L'étude SELECT-D (rivaroxaban versus dalteparine), qui comptait moins de patients, a aussi montré une réduction du taux de récidive de MTEV (OR 0,43) et plus de saignements majeurs (OR 1,83).

L'étude CARAVAGGIO, comparant apixaban et dalteparine doit se terminer en juin 2019.

Quels messages retenir de cette 2ème présentation?

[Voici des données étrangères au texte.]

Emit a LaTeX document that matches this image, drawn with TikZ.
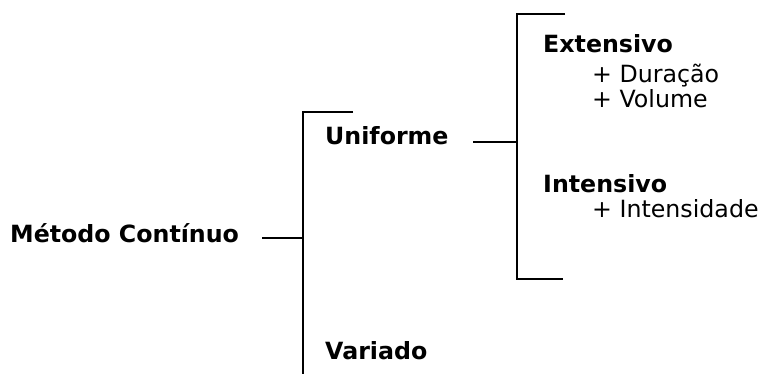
\documentclass[tikz,border=0pt]{standalone}
\usepackage{fontspec}
\setmainfont{DejaVu Sans}
\begin{document}
\begin{tikzpicture}[x=1pt,y=1pt,
  lbl/.style={inner sep=0pt, anchor=base west, font=\fontsize{23.7}{28}\selectfont},
  head/.style={lbl, font=\fontsize{23.7}{28}\selectfont\bfseries},
  bracket/.style={line width=1.6pt, black}]
  \useasboundingbox (0,0) rectangle (762,374);

  % labels
  \node[head] (metodo) at (10,131) {Método Contínuo};
  \node[head] (uniforme) at (325,229) {Uniforme};
  \node[head] (variado) at (325,14) {Variado};
  \node[head] (extensivo) at (543,321) {Extensivo};
  \node[lbl] (duracao) at (592,291) {+ Duração};
  \node[lbl] (volume) at (592,266) {+ Volume};
  \node[head] (intensivo) at (543,181) {Intensivo};
  \node[lbl] (intensidade) at (592,156) {+ Intensidade};

  % bracket points
  \coordinate (m-out) at (262,136);
  \coordinate (b1-mid) at (303,136);
  \coordinate (b1-top) at (303,262);
  \coordinate (b1-topend) at (353,262);
  \coordinate (b1-bot) at (303,0);
  \coordinate (u-out) at (473,232);
  \coordinate (b2-mid) at (517,232);
  \coordinate (b2-top) at (517,360);
  \coordinate (b2-topend) at (565,360);
  \coordinate (b2-bot) at (517,95);
  \coordinate (b2-botend) at (563,95);

  % first bracket
  \draw[bracket] (m-out) -- (b1-mid);
  \draw[bracket] (b1-topend) -- (b1-top) -- (b1-bot);
  % second bracket
  \draw[bracket] (u-out) -- (b2-mid);
  \draw[bracket] (b2-topend) -- (b2-top) -- (b2-bot) -- (b2-botend);
\end{tikzpicture}
\end{document}
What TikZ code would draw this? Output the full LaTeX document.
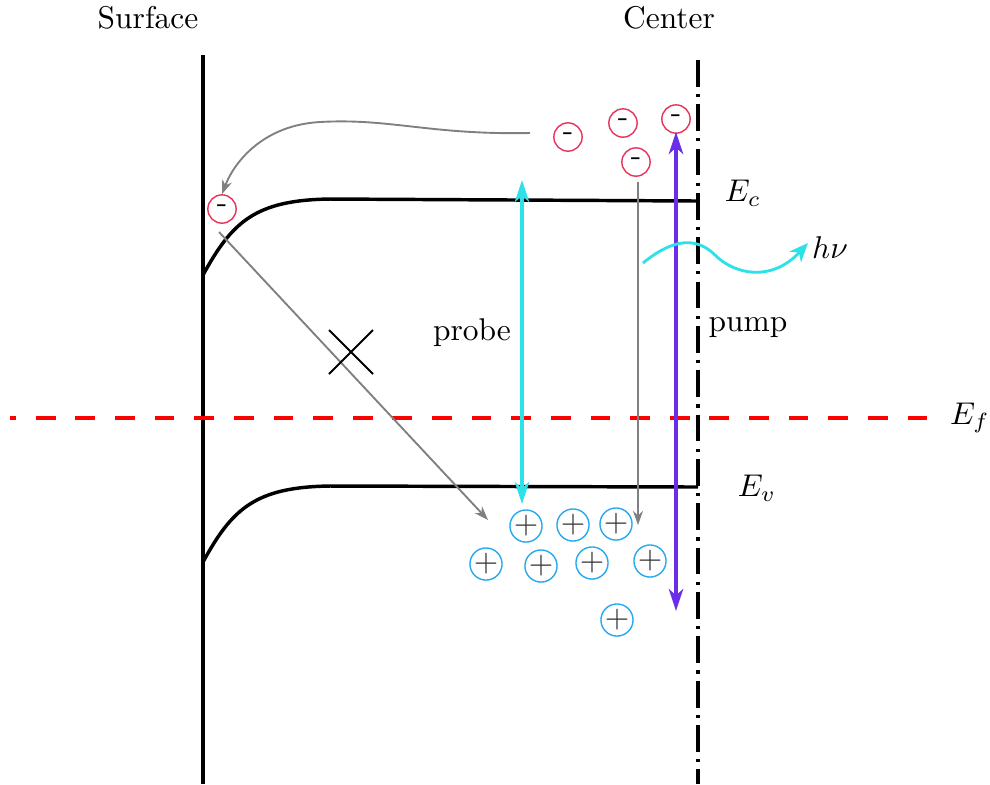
\documentclass[tikz,border=0pt]{standalone}
\usetikzlibrary{arrows.meta}
\definecolor{elec}{HTML}{E8335A}
\definecolor{hole}{HTML}{2AAAEE}
\definecolor{probec}{HTML}{2EE0E8}
\definecolor{pumpc}{HTML}{6A2EE8}
\definecolor{plusc}{HTML}{333333}
\begin{document}
\begin{tikzpicture}[x=0.318pt,y=-0.318pt,
  band/.style={line width=1.1pt},
  electron/.style={circle,draw=elec,line width=0.45pt,minimum size=9pt,inner sep=0pt},
  holec/.style={circle,draw=hole,line width=0.45pt,minimum size=9.6pt,inner sep=0pt,text=plusc},
  grayarr/.style={draw=gray,line width=0.6pt,-{Stealth[length=4.5pt,width=3.2pt]}},
  bigarr/.style={line width=1.1pt,{Stealth[length=7pt,width=4.6pt,inset=2pt]}-{Stealth[length=7pt,width=4.6pt,inset=2pt]}},
  lbl/.style={inner sep=1pt}]
\useasboundingbox (0,0) rectangle (990,784);
% labels
\node[lbl] (surf) at (148,18) {Surface};
\node[lbl] (cent) at (669,18) {Center};
\node[lbl] (ec) at (743,193) {$E_c$};
\node[lbl] (ev) at (757,488) {$E_v$};
\node[lbl] (ef) at (970,418) {$E_f$};
\node[lbl] (hnu) at (830,248) {$h\nu$};
\node[lbl] (probe) at (472,333) {probe};
\node[lbl] (pump) at (748,328) {pump};
% structural lines
\coordinate (sT) at (203,55);
\coordinate (sB) at (203,784);
\coordinate (cT) at (698,60);
\coordinate (cB) at (698,784);
\draw[line width=1.1pt] (sT) -- (sB);
\draw[line width=1.1pt,dash pattern=on 8.5pt off 2.3pt on 1pt off 2.3pt] (cT) -- (cB);
\coordinate (fL) at (10,418);
\coordinate (fR) at (935,418);
\draw[red,line width=1pt,dash pattern=on 6.3pt off 6.3pt,dash phase=4.4pt] (fL) -- (fR);
% bands
\coordinate (cb0) at (203,275);
\coordinate (cb1) at (330,199);
\coordinate (cb2) at (698,201);
\draw[band] (cb0) .. controls (232,222) and (255,200) .. (cb1) -- (cb2);
\coordinate (vb0) at (203,562);
\coordinate (vb1) at (330,486);
\coordinate (vb2) at (698,487);
\draw[band] (vb0) .. controls (232,509) and (255,487) .. (vb1) -- (vb2);
% electrons
\node[electron] (e1) at (568,137) {-};
\node[electron] (e2) at (623,123) {-};
\node[electron] (e3) at (676,119) {-};
\node[electron] (e4) at (636,162) {-};
\node[electron] (e5) at (222,209) {-};
% holes
\node[holec] (h1) at (526,526) {$+$};
\node[holec] (h2) at (573,525) {$+$};
\node[holec] (h3) at (616,524) {$+$};
\node[holec] (h4) at (486,564) {$+$};
\node[holec] (h5) at (541,566) {$+$};
\node[holec] (h6) at (592,563) {$+$};
\node[holec] (h7) at (650,561) {$+$};
\node[holec] (h8) at (617,620) {$+$};
% probe & pump
\coordinate (prT) at (522,180);
\coordinate (prB) at (522,504);
\draw[bigarr,probec] (prT) -- (prB);
\coordinate (puT) at (676,132);
\coordinate (puB) at (676,611);
\draw[bigarr,pumpc] (puT) -- (puB);
% gray arrows
\coordinate (g1s) at (530,133);
\draw[grayarr] (g1s) .. controls (430,135) and (390,118) .. (320,122) .. controls (265,125) and (235,160) .. (e5.north);
\coordinate (g2s) at (219,232);
\coordinate (g2e) at (488,520);
\draw[grayarr] (g2s) -- (g2e);
\coordinate (g3s) at (638,182);
\coordinate (g3e) at (638,525);
\draw[grayarr] (g3s) -- (g3e);
% cross
\coordinate (x1) at (329,330);
\coordinate (x2) at (373,374);
\coordinate (x3) at (373,330);
\coordinate (x4) at (329,374);
\draw[line width=0.6pt] (x1) -- (x2) (x3) -- (x4);
% photon
\coordinate (w0) at (643,263);
\coordinate (w1) at (715,255);
\coordinate (w2) at (808,243);
\draw[probec,line width=0.9pt,-{Stealth[length=6pt,width=5pt,inset=1.8pt]}] (w0) .. controls (665,245) and (692,232) .. (w1) .. controls (735,275) and (772,282) .. (w2);
\end{tikzpicture}
\end{document}
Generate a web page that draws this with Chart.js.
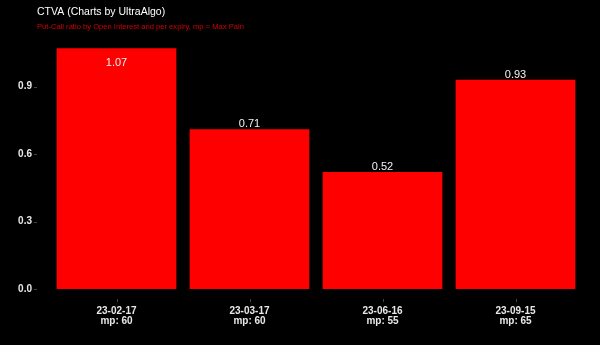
<!DOCTYPE html>
<html>
<head>
<meta charset="utf-8">
<script src="https://cdn.jsdelivr.net/npm/chart.js@4.4.0/dist/chart.umd.min.js"></script>
<style>
  html, body { margin: 0; padding: 0; background: #000; }
  #wrap { width: 600px; height: 345px; }
</style>
</head>
<body>
<div id="wrap"><canvas id="chart" width="600" height="345"></canvas></div>
<script>
// --- Data ---
const expiries = ['23-02-17', '23-03-17', '23-06-16', '23-09-15'];
const maxPain = [60, 60, 55, 65];
const pcRatio = [1.07, 0.71, 0.52, 0.93];
const yTicks = [0, 0.3, 0.6, 0.9];

const titleText = 'CTVA (Charts by UltraAlgo)';
const subtitleText = 'Put-Call ratio by Open Interest and per expiry, mp = Max Pain';

const labels = expiries.map((d, i) => [d, 'mp: ' + maxPain[i]]);

// --- Background, titles, value labels, small tick marks ---
const decorPlugin = {
    id: 'decor',
    beforeDraw(chart) {
        const ctx = chart.ctx;
        ctx.save();
        ctx.fillStyle = '#000';
        ctx.fillRect(0, 0, chart.width, chart.height);
        ctx.restore();
    },
    afterDraw(chart) {
        const ctx = chart.ctx;
        const area = chart.chartArea;
        const xs = chart.scales.x;
        const ys = chart.scales.y;
        ctx.save();

        // titles
        ctx.textAlign = 'left';
        ctx.textBaseline = 'alphabetic';
        ctx.fillStyle = '#ffffff';
        ctx.font = '10.5px "Liberation Sans", Arial, sans-serif';
        ctx.fillText(titleText, 37, 15);
        ctx.fillStyle = '#d40000';
        ctx.font = '7.6px "Liberation Sans", Arial, sans-serif';
        ctx.fillText(subtitleText, 37, 28.5);

        // tick marks (set off from the panel)
        ctx.strokeStyle = '#444';
        ctx.lineWidth = 1;
        yTicks.forEach(v => {
            const y = Math.round(ys.getPixelForValue(v)) + 0.5;
            ctx.beginPath();
            ctx.moveTo(34, y);
            ctx.lineTo(37, y);
            ctx.stroke();
        });
        expiries.forEach((d, i) => {
            const x = Math.round(xs.getPixelForValue(i)) + 0.5;
            ctx.beginPath();
            ctx.moveTo(x, area.bottom + 10);
            ctx.lineTo(x, area.bottom + 13);
            ctx.stroke();
        });

        // value labels
        const meta = chart.getDatasetMeta(0);
        ctx.font = '11px "Liberation Sans", Arial, sans-serif';
        ctx.fillStyle = '#f2f2f2';
        ctx.textAlign = 'center';
        meta.data.forEach((bar, i) => {
            const txt = pcRatio[i].toFixed(2);
            let y = bar.y - 2;
            if (bar.y - 12 < area.top) {
                y = bar.y + 18;
            }
            ctx.fillText(txt, bar.x, y);
        });
        ctx.restore();
    }
};

new Chart(document.getElementById('chart'), {
    type: 'bar',
    data: {
        labels: labels,
        datasets: [{
            data: pcRatio,
            backgroundColor: '#ff0000',
            borderWidth: 0,
            barPercentage: 0.9,
            categoryPercentage: 1.0
        }]
    },
    options: {
        responsive: false,
        animation: false,
        layout: {
            padding: { top: 37, right: 18, bottom: 0, left: 0 }
        },
        plugins: {
            legend: { display: false },
            tooltip: { enabled: false }
        },
        scales: {
            x: {
                grid: { display: false, drawTicks: false },
                border: { display: false },
                ticks: {
                    color: '#e8e8e8',
                    padding: 17,
                    maxRotation: 0,
                    font: { family: '"Liberation Sans", Arial, sans-serif', size: 10, weight: 'bold', lineHeight: 1.0 }
                },
                afterFit(scale) { scale.height = 56; }
            },
            y: {
                min: 0,
                max: 1.12,
                grid: { display: false, drawTicks: false },
                border: { display: false },
                afterBuildTicks(scale) {
                    scale.ticks = yTicks.map(v => ({ value: v }));
                },
                ticks: {
                    color: '#e8e8e8',
                    padding: 18,
                    callback: v => Number(v).toFixed(1),
                    font: { family: '"Liberation Sans", Arial, sans-serif', size: 10, weight: 'bold' }
                },
                afterFit(scale) { scale.width = 50; }
            }
        }
    },
    plugins: [decorPlugin]
});
</script>
</body>
</html>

  • Les AODs sont plus efficaces et plus sûrs que les AVKs dans l'insuffisance rénale à condition de respecter la posologie et de surveiller régulièrement la fonction rénale (périodicité des contrôles: ClcrC/10 (mois)).
  • En prévention, apixaban réduit le taux de MTEV chez les patients à haut risque.
  • Edoxaban, rivaroxaban et apixaban sont efficaces dans le traitement de la MTEV du patient cancéreux. La prudence est de rigueur en cas de cancer gastro-entérologique.

Références

  1. Patti, G., Cavallari, I., Hanon, O., De Caterina, R. The safety and efficacy of non-vitamin K antagonist oral anticoagulants in atrial fibrillation in the elderly. Int J Cardiol, 2018, 265, 118-124.
  2. Kirchhof, P., Benussi, S., Kotecha, D., Ahlsson, A., Atar, D., Casadei, B., et al. 2016 ESC Guidelines for the management of atrial fibrillation developed in collaboration with EACTS. Eur Heart J, 2016, 37 (38), 2893-2962.
  3. Bai, Y., Guo, S.D., Deng, H., Shantsila, A., Fauchier, L., Am, C.S., et al. Effectiveness and safety of oral anticoagulants in older patients with atrial fibrillation: a systematic review and meta-regression analysis. Age Agein, 2018, 47 (1), 9-17.
  4. Chao, T.F., Liu, C.J., Lin, Y.J., Chang, S.L., Lo, L.W., Hu, Y.F., et al. Oral Anticoagulation in Very Elderly Patients With Atrial Fibrillation: A Nationwide Cohort Study. Circulation, 2018, 138 (1), 37-47.
  5. Vedovati, M.C., Giustozzi, M., Verdecchia, P., Pierpaoli, L., Conti, S., Verso, M., et al. Patients with cancer and atrial fibrillation treated with doacs: A prospective cohort study. Int J Cardiol, 2018, 69, 152-157.
  6. Khorana, A., Kuderer, N., Culakova, E., Lyman, G., Francis, C. Development and validation of a predictive model for chemotherapy-associated thrombosis. Blood, 2008, 111 (10), 4902-4907.
  7. Agnelli, G., Gussoni, G., Bianchini, C., Verso, M., Mandalà, M., Cavanna, L., et al. PROTECHT Investigators. Nadroparin for the prevention of thromboembolic events in ambulatory patients with metastatic or locally advanced solid cancer receiving chemotherapy: a randomised, placebo-controlled, double-blind study. Lancet Oncol, 2009, 10, 943-949.
  8. Agnelli, G., George, D.J., Kakkar, A.K., Fisher, W., Lassen, M.R., Mismetti, P., et al. SAVE-ONCO Investigators. Semuloparin for thrombophylaxis in patients receiving chemotherapy for cancer. N Engl J Med, 2012, 366 (7), 601-609.
  9. Raskob, G.E., van Es, N., Verhamme, P., Carrier, M., Di Nisio, M., Garcia, D., et al. Hokusai VTE Cancer Investigators. Edoxaban for the Treatment of Cancer-Associated Venous Thromboembolism. N Engl J Med, 2018, 378 (7), 615-624.